OP can also schedule time (and place?) to chat to others.
- One social media app: Reddit
- One chat/call app: Signal.
- Notifications for every app, except Signal, are disabled
- Do Not Disturb from 7PM-8AM with one exception: my wife's phone number
Unfortunately, it's a device for work, and I need to be able to respond to calls and texts from people that are not in my contact list, even outside working hours.
I don't have any apps producing alerts other than messaging, calls, email, and calendar, but Monday I got twelve texts from seven different people in less than five minutes.

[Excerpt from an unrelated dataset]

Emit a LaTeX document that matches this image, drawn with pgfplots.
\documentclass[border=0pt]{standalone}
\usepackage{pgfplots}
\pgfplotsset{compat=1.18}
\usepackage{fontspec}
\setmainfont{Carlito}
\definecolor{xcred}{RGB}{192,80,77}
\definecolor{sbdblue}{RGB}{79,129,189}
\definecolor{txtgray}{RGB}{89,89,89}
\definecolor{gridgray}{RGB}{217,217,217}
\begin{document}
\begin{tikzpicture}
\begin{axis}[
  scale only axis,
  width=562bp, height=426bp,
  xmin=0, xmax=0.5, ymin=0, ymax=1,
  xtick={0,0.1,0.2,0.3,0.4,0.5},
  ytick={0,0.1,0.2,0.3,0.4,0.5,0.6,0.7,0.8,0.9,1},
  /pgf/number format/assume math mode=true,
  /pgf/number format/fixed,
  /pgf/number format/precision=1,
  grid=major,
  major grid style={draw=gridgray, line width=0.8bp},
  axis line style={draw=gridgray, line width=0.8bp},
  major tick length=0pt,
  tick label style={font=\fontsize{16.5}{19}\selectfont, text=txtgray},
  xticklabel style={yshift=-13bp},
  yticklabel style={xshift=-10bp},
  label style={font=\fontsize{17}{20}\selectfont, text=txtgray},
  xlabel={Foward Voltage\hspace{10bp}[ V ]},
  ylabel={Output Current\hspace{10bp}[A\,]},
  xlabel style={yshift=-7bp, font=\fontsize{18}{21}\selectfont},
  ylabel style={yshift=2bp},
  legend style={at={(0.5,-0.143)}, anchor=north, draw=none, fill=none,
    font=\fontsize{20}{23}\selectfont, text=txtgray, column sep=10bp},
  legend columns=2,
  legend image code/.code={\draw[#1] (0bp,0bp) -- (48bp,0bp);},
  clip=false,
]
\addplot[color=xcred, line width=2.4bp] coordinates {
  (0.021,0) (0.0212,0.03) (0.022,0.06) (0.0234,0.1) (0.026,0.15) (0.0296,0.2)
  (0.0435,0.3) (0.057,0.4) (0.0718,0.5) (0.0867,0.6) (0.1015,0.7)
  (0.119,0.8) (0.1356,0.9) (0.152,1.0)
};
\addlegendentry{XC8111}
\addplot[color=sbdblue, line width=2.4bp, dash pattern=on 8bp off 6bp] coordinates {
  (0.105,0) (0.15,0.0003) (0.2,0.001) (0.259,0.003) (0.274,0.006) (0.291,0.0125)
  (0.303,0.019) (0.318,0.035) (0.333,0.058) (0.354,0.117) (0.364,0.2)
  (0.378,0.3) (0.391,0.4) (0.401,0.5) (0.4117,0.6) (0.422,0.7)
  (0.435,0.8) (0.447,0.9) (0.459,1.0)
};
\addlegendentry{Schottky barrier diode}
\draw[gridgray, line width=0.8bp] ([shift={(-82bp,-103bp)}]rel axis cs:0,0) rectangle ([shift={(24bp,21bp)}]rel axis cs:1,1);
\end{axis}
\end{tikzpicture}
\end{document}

All needed responses within five to ten minutes.
I could ditch it, but then I'd have to carry a pager.
I can then turn it off, have all the cached notifications appear, deal with them and then switch on Do Not Disturb again.
1: https://support.google.com/android/answer/9069335
* urgent and relevant: enabled, show me this now. examples are: IM and phone calls and earthquake monitors * urgent and non-relevant: "sale ends in 5 mins!!" * non-urgent but relevant: "your package has been delivered to your mailbox". Use an app like Daywise to BATCH these notifications to arrive at X hour intervals, so you're only checking 24/x times a day * non-urgent non-relevant: disable all these
Anyway, I disabled everywhere except calendar alerts, alarm clock app, and a "favorites" list that is exempt from DnD in my phone.

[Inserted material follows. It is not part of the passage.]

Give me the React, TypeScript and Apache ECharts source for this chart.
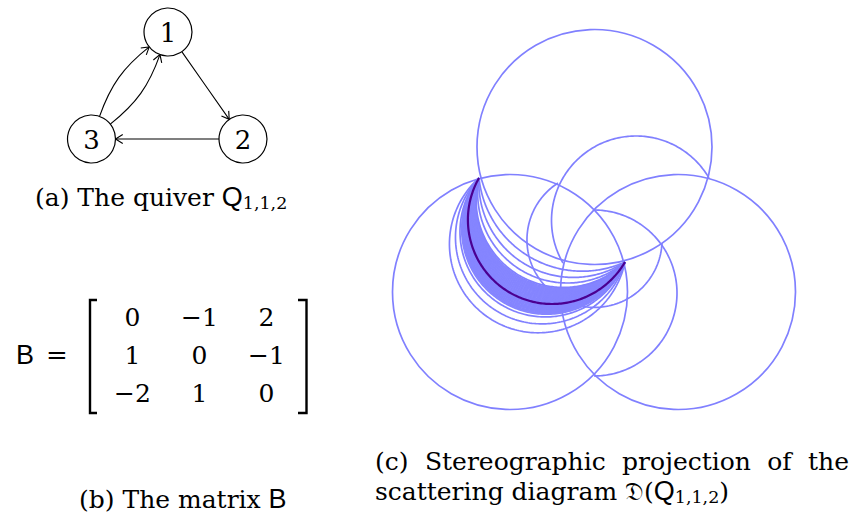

My preference is for technology to be a tool that I use when I want. It is here for me not the other way around.
I only noticed that i had notifications turned on for Uber, and was notification spammed by them for some sort of promotion - disabled immediately.
First thing I do whenever I'm forced to use Slack or anything like it is to disable notifications on anything but direct messages or mentions.
My time is more valuable to me than other people's desire to take it up, especially for anything that isn't urgent.